All over Bolivia, Carnaval is in full swing. The most famous of festivities take place in the old mining town of Oruro, where during the weeks around Carnaval, the city comes alive. I’ve only experienced Carnaval in Oruro and Cochabamba, because of the similarity of dates. The Corso de Corsos in Cochabamba is such a let-down after seeing the excitement in Oruro, although the weather is nicer in Cochabamba. I hear Tarija’s party is pretty sweet. A lot of my friends have favorite pueblitos where Carnaval is a more intimate party, without a lot of the commercialization seen in the larger cities.
My first Carnaval in Oruro was in 2001 when I tagged along with my cousin’s co-ed fraternidad. He dances with Caporales San Simon, one of the most well-known groups in the country. These fraternidades dance a typical Bolivian dance such as Morenada, Tinku or Caporales (just to name a few). With their elaborately designed costumes, costing up to $200, the Caporales are often one of the most anticipated groups to dance in the entrada. Stands line the street, while beer and food are consumed at an astonishing rate. On my first trip to Carnaval, I had no idea what to expect.

Since all of the 60+ people who came with us from Cochabamba, would be dancing during that time, I had no other choice than to help out as a limonero. Basically I would act as the waterboy/bodyguard. Hardly anyone drank water during the break in the action, even though it’s tough physical exertion to dance in the high altitude of Oruro. My job would be to buy beers from the vendors at 3 X 10 Bs. ($1.25) for the dancers, and often they would insist that I share one with them.

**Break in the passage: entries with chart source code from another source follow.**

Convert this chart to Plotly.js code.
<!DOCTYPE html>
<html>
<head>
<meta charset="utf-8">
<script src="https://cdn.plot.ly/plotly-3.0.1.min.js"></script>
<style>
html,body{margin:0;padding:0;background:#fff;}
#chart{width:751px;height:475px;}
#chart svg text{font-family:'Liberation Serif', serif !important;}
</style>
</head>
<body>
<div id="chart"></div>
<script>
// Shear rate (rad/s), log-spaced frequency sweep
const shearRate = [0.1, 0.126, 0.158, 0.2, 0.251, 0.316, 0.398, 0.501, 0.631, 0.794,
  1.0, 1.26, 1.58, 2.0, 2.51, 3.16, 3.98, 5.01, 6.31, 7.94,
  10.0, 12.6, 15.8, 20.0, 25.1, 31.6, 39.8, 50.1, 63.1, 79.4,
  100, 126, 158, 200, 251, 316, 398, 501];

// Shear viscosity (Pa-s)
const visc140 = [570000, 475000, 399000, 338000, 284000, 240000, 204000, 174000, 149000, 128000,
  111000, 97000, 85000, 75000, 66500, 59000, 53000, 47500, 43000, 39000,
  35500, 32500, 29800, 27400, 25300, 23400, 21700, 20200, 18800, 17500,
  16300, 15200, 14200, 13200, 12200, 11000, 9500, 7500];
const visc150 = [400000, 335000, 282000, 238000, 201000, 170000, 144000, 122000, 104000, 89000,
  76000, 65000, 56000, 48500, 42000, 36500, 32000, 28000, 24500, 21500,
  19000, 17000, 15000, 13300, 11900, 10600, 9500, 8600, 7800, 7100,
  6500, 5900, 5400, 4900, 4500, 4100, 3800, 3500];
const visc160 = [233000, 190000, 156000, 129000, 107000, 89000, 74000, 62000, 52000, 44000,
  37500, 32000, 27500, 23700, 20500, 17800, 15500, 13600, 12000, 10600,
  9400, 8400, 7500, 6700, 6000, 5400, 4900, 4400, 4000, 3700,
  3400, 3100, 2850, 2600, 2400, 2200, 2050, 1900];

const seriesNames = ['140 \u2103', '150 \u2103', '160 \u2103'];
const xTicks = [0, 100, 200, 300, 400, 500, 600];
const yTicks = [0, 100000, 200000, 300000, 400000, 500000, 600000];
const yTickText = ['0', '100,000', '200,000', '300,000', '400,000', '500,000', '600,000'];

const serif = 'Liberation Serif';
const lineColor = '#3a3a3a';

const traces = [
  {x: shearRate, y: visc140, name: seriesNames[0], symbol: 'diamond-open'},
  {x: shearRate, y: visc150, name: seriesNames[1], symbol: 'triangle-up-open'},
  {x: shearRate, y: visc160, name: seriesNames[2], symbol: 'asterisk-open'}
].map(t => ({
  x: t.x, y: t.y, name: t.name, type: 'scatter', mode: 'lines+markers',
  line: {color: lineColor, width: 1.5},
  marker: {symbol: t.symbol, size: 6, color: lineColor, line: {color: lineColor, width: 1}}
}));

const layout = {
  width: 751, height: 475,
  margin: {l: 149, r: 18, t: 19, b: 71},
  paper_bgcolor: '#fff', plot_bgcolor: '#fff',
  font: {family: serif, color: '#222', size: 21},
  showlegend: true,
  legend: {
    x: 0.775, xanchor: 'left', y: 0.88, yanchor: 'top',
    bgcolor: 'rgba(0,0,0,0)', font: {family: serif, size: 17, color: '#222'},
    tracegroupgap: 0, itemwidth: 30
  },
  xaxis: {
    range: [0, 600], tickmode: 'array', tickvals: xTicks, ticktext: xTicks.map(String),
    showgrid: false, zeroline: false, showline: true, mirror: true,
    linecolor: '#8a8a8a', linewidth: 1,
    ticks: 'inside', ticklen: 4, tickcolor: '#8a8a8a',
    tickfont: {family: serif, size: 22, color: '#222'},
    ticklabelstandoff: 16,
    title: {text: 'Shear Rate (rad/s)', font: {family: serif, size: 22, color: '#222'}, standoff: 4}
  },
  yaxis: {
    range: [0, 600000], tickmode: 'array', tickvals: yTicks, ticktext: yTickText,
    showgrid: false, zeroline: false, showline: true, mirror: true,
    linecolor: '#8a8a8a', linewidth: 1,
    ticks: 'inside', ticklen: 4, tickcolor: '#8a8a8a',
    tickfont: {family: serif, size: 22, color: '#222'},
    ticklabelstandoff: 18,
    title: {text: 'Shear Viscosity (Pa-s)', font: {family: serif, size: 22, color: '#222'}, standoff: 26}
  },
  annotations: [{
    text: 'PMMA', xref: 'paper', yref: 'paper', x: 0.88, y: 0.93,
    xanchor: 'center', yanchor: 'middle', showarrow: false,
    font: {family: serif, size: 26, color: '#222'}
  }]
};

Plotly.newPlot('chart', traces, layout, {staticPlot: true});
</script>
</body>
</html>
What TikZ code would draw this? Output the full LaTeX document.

As the night raged on, the number of drunks increased, so did their courage of the spectators to try and sweet talk the girls in the group. Sometimes they would walk onto the street, put their arm around them and try to steal a kiss. I had to be prepared and would often need to pry them off of the young lady. It never escalated into anything dramatic, as a simple courteous plea would often be more than enough. Sometimes it would be as simple as saying “salud” (cheers) with the beer in our hands, and soon their mind would be off of whatever they were trying to do. They were too jolly to push the envelope, not to mention that I was probably considerably taller and bigger than most typical Bolivians.

Bolivia.com has a summary of the festivities in Oruro, Santa Cruz, La Paz and Cochabamba.
Comments (4)
A similar thing happened to me. I had lots of friend in a comparsa from the Catholic University in La Paz. The day of the parade I went just to wish them good dancing and lots of fun. Well, I don’t know how, but I ended up dancing behind the band in plain clothes. It can be very difficult to get out of there once the parade starts.
From La Prensa:
150 kilómetros por hora es la velocidad que alcanza un globo con agua (con un peso promedio de 200 gramos) lanzado desde el cuarto piso de un edificio, lo cual, sumado a la fuerza de impulso, conlleva a que una persona reciba con un “globazo” el impacto de 90 kilos por centésima de segundo, lo que es equivalente a un buen puñetazo.
and you never once got hit by a water balloon? i had bruises afterwards!
the Corso de Corsos in Cbba was a complete disaster when i was there. the dancers couldn’t even get through. it was complete chaos.